According to a recent survey of about 2,000 consumers by Morgan Stanley, concerns over upcoming debt and mortgage payments has soared to the highest level since the survey began.
Part of that surge is due to this October's restart of student loan payments, which have been paused since the start of the pandemic in March 2020. The average payment is between $300 and $400, based on various estimates.
"Only 29% of consumers who have federal student loans are confident they will have enough money to start making payments without adjusting spending in other areas," Morgan Stanley said.
Meanwhile, 37% of respondents said they will need to cut their spending in other areas to make the student loan payments, while a whopping 34% of respondents said they will not be able to make the payments at all.
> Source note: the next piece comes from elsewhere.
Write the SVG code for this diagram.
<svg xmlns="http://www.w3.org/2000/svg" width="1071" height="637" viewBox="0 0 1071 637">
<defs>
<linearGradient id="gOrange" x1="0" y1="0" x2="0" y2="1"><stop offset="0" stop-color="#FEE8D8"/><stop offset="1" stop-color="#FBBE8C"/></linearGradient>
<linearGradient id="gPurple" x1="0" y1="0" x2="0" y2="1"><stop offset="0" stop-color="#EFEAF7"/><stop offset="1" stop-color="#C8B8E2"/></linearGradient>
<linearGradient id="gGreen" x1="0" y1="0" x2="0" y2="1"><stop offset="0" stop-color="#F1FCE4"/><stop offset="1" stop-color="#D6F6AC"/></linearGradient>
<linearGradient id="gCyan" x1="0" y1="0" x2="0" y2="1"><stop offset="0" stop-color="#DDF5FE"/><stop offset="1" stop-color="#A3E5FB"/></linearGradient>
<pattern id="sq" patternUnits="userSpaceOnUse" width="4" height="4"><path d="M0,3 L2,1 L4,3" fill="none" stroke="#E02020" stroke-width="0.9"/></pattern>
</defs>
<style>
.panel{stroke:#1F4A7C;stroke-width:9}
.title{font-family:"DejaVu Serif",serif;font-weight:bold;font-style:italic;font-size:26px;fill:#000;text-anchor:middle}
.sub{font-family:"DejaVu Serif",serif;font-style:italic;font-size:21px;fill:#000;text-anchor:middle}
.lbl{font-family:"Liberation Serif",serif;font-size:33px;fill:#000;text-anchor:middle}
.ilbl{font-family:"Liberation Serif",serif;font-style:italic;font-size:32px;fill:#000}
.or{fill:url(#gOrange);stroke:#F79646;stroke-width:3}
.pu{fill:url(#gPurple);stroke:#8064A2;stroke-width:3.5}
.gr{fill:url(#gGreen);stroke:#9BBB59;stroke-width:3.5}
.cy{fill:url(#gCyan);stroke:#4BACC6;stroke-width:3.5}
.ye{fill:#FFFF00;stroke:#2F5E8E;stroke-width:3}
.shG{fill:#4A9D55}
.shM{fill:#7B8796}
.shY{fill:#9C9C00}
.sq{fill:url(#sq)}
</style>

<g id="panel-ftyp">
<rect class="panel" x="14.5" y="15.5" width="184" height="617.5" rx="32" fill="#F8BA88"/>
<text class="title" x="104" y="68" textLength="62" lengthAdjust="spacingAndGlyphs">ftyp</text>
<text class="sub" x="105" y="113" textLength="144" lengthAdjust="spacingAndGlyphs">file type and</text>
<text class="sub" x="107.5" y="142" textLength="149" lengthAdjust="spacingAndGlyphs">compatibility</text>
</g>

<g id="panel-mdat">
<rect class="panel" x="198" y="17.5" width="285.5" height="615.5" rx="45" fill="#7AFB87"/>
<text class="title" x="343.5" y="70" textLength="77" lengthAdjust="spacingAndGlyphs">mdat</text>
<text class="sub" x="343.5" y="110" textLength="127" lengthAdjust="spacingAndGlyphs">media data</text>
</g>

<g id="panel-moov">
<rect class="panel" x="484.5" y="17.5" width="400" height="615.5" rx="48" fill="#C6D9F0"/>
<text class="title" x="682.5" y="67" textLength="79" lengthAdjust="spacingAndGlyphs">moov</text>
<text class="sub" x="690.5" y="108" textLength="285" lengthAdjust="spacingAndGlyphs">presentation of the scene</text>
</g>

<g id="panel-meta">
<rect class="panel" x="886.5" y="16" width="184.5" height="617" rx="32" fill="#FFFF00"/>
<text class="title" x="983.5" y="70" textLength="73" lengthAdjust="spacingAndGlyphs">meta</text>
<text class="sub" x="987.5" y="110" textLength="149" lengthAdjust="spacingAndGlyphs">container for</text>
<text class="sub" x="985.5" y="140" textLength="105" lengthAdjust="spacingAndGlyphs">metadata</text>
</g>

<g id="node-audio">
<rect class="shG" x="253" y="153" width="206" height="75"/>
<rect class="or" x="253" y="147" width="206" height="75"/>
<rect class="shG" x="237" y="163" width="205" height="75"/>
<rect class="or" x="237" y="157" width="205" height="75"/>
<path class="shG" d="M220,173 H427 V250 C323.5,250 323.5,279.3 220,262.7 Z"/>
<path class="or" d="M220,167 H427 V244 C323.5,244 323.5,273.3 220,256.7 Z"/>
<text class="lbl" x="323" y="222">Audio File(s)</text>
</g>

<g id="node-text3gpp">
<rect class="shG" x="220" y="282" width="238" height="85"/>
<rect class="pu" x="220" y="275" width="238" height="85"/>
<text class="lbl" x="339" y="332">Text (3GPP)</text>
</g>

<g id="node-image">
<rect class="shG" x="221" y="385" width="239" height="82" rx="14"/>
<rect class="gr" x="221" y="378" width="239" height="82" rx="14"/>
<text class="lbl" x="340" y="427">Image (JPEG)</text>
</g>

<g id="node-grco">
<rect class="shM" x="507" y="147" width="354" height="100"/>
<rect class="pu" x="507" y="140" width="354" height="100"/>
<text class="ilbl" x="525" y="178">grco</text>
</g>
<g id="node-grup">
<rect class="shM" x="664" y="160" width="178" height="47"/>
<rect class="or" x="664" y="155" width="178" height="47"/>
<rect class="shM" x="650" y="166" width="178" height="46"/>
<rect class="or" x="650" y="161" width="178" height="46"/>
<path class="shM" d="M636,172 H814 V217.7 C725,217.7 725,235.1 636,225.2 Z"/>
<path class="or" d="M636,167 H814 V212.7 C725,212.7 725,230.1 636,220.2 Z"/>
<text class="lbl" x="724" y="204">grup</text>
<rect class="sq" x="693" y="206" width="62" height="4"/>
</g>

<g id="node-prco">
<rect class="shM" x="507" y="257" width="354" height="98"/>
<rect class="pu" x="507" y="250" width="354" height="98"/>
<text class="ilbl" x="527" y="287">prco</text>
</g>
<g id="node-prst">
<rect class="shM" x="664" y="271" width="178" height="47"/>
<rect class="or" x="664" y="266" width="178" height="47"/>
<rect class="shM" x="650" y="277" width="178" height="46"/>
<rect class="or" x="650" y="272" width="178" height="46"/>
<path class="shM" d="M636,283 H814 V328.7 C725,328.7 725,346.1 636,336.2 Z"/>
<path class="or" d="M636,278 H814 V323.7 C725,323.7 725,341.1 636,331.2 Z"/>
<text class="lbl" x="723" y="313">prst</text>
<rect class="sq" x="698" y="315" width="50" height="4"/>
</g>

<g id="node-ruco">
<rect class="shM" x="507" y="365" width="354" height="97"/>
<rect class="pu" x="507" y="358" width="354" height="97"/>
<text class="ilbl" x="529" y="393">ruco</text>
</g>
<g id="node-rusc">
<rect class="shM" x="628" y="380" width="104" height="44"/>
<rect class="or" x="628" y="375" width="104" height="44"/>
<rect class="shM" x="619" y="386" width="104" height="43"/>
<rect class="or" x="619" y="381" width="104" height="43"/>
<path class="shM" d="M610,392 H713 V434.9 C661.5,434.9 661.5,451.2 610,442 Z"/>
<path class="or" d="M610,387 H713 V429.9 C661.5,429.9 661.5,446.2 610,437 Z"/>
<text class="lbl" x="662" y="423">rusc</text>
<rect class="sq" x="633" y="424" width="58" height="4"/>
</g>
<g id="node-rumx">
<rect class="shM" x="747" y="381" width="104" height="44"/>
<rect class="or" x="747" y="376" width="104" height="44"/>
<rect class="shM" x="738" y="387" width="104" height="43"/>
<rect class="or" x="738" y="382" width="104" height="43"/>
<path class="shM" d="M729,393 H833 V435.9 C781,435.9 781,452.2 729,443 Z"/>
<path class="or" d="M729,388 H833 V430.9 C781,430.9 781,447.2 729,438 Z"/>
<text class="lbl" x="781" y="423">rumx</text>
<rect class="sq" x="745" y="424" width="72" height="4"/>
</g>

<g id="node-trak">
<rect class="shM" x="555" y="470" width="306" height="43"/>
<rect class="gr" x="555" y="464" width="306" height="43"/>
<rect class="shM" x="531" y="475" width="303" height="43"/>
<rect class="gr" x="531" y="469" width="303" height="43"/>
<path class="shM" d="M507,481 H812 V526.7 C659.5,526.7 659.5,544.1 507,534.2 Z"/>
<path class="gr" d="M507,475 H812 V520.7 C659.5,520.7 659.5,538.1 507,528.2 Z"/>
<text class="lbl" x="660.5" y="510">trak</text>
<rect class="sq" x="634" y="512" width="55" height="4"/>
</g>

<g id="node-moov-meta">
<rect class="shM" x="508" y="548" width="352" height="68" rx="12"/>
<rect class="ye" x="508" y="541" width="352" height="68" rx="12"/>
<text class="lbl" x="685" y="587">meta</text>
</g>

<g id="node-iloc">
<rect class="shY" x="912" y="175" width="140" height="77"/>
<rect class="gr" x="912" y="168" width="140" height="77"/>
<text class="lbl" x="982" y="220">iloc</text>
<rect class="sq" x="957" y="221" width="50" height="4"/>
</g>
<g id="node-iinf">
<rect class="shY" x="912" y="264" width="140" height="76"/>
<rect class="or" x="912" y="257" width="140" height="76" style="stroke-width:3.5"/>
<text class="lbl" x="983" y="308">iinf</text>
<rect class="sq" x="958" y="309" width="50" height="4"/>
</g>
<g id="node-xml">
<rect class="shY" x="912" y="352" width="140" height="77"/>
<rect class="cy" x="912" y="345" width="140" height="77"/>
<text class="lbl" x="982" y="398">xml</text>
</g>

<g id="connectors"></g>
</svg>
In this case, the restart of payments will negatively impact low-income households the most, according to the survey.
Consumers' concerns about the impact of the imminent restart of student loan payments spilled over into other their areas of their finances.
Morgan Stanley said 31% of consumers were worried about their ability to repay debts and 27% to pay rent or mortgage, with both metrics hitting all time highs.
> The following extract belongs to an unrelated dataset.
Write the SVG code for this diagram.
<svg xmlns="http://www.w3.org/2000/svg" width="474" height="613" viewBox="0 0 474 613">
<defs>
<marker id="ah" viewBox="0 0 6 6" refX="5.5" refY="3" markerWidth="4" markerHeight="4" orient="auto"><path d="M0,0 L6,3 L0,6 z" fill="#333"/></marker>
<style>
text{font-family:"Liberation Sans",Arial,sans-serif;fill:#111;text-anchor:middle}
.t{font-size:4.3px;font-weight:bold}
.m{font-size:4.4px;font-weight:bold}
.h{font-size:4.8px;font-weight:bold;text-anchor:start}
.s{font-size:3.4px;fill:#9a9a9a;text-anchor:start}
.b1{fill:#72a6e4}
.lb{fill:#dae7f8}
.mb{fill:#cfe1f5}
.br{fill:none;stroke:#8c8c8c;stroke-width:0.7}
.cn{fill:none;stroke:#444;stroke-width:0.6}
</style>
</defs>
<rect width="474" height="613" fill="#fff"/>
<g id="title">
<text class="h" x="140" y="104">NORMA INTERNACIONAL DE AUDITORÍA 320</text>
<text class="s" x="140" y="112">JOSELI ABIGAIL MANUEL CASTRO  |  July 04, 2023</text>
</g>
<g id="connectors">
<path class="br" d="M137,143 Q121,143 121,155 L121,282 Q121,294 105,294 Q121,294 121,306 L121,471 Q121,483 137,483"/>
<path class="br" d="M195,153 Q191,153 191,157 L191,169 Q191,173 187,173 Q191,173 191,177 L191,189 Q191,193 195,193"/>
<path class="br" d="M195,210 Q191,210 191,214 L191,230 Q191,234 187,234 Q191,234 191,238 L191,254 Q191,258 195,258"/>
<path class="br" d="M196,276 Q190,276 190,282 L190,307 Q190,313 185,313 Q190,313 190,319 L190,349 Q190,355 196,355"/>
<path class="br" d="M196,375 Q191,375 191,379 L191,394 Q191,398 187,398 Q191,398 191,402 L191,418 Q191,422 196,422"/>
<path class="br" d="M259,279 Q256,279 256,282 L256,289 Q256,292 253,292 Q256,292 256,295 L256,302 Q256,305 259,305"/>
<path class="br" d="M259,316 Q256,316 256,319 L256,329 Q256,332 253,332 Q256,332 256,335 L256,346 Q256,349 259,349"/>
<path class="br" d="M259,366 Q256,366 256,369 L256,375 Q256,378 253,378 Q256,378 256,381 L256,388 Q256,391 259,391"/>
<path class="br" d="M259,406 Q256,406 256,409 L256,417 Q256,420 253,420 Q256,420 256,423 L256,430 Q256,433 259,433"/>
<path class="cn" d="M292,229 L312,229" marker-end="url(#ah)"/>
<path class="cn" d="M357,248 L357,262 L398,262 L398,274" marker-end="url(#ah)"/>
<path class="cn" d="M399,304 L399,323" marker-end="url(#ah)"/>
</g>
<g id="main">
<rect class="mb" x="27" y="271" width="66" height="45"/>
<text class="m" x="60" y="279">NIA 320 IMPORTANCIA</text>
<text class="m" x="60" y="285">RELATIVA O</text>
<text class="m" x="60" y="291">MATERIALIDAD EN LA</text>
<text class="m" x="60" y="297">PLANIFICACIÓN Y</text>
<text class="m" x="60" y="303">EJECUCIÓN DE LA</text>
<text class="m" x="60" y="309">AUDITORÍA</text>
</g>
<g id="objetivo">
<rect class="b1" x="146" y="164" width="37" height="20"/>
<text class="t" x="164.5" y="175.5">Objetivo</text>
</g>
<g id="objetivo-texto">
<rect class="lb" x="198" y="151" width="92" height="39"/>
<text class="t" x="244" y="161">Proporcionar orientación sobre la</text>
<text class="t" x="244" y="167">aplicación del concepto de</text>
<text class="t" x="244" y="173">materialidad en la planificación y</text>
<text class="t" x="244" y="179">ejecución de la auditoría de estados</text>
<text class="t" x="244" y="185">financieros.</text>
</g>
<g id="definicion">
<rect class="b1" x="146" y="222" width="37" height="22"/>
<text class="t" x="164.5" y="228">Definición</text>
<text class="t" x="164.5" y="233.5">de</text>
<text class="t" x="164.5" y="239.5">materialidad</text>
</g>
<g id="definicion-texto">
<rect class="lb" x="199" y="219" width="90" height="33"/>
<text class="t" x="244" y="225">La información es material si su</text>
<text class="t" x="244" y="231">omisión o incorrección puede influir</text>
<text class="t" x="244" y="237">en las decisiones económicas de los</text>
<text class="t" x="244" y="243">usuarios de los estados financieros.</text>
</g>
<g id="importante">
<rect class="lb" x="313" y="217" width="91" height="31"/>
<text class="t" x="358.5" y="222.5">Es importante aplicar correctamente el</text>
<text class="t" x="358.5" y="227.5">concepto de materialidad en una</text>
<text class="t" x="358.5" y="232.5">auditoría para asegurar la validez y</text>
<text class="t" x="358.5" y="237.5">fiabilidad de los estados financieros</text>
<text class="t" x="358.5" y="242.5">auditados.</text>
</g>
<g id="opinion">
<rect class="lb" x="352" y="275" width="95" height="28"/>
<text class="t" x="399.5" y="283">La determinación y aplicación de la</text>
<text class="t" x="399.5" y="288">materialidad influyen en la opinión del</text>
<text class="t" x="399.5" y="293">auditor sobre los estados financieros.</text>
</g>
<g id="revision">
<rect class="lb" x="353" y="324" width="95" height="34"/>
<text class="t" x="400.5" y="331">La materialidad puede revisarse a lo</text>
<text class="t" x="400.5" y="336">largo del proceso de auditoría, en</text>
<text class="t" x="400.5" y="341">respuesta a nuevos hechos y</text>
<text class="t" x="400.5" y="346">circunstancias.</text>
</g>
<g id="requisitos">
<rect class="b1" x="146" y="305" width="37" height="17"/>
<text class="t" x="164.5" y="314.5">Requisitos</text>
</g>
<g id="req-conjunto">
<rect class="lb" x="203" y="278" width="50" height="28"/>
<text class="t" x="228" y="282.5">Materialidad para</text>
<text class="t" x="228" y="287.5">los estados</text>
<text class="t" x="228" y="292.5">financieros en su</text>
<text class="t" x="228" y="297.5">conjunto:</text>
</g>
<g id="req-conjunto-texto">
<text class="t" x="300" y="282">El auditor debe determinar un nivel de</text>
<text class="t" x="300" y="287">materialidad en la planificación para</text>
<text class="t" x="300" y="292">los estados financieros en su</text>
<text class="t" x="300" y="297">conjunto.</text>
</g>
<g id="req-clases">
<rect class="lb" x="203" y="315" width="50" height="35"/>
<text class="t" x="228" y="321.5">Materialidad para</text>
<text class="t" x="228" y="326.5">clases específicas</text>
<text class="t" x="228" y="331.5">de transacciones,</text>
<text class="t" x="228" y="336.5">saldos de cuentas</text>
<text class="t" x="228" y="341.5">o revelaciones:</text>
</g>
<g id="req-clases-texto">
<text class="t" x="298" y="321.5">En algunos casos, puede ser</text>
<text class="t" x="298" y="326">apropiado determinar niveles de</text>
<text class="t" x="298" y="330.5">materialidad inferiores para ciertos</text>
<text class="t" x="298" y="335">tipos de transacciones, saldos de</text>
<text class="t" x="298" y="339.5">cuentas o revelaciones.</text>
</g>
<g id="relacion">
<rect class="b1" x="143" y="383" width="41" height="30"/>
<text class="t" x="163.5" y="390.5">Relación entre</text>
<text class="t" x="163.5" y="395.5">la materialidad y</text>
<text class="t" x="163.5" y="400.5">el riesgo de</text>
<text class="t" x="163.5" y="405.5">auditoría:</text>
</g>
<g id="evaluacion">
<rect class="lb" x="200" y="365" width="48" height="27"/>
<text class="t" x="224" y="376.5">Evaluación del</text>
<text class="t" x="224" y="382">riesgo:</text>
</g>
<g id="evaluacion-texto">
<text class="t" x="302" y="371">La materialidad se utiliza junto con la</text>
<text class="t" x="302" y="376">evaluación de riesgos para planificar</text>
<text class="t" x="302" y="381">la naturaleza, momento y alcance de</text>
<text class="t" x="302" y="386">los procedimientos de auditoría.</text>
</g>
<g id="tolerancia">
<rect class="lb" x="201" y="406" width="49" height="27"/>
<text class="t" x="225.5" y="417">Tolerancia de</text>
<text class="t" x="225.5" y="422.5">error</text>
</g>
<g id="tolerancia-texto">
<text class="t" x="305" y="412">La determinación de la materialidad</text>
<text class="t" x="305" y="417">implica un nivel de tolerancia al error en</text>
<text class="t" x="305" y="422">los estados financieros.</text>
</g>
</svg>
As a segment of consumers start to feel increased pressures heading into the fall when student loan payments restart, discretionary spending categories could see the biggest decline if consumers need to tighten their belts, according to the note.
The discretionary categories with the most strongly negative net spending intentions were consumer electronics, toys, home appliances, food away from home, and leisure/entertainment.
"Overall, the majority of consumers surveyed (61%) continue to say they are likely to cut back on spending over the next six months," Morgan Stanley said.
Such a decline in consumer spending could fuel recession fears that have been recently echoed by JPMorgan, which expects an economic dip to materialize by the end of this year or early next year.
It could also fuel concerns about a dip in Target's business, as the retailer has high exposure to millennials that are most likely to have student loan debt.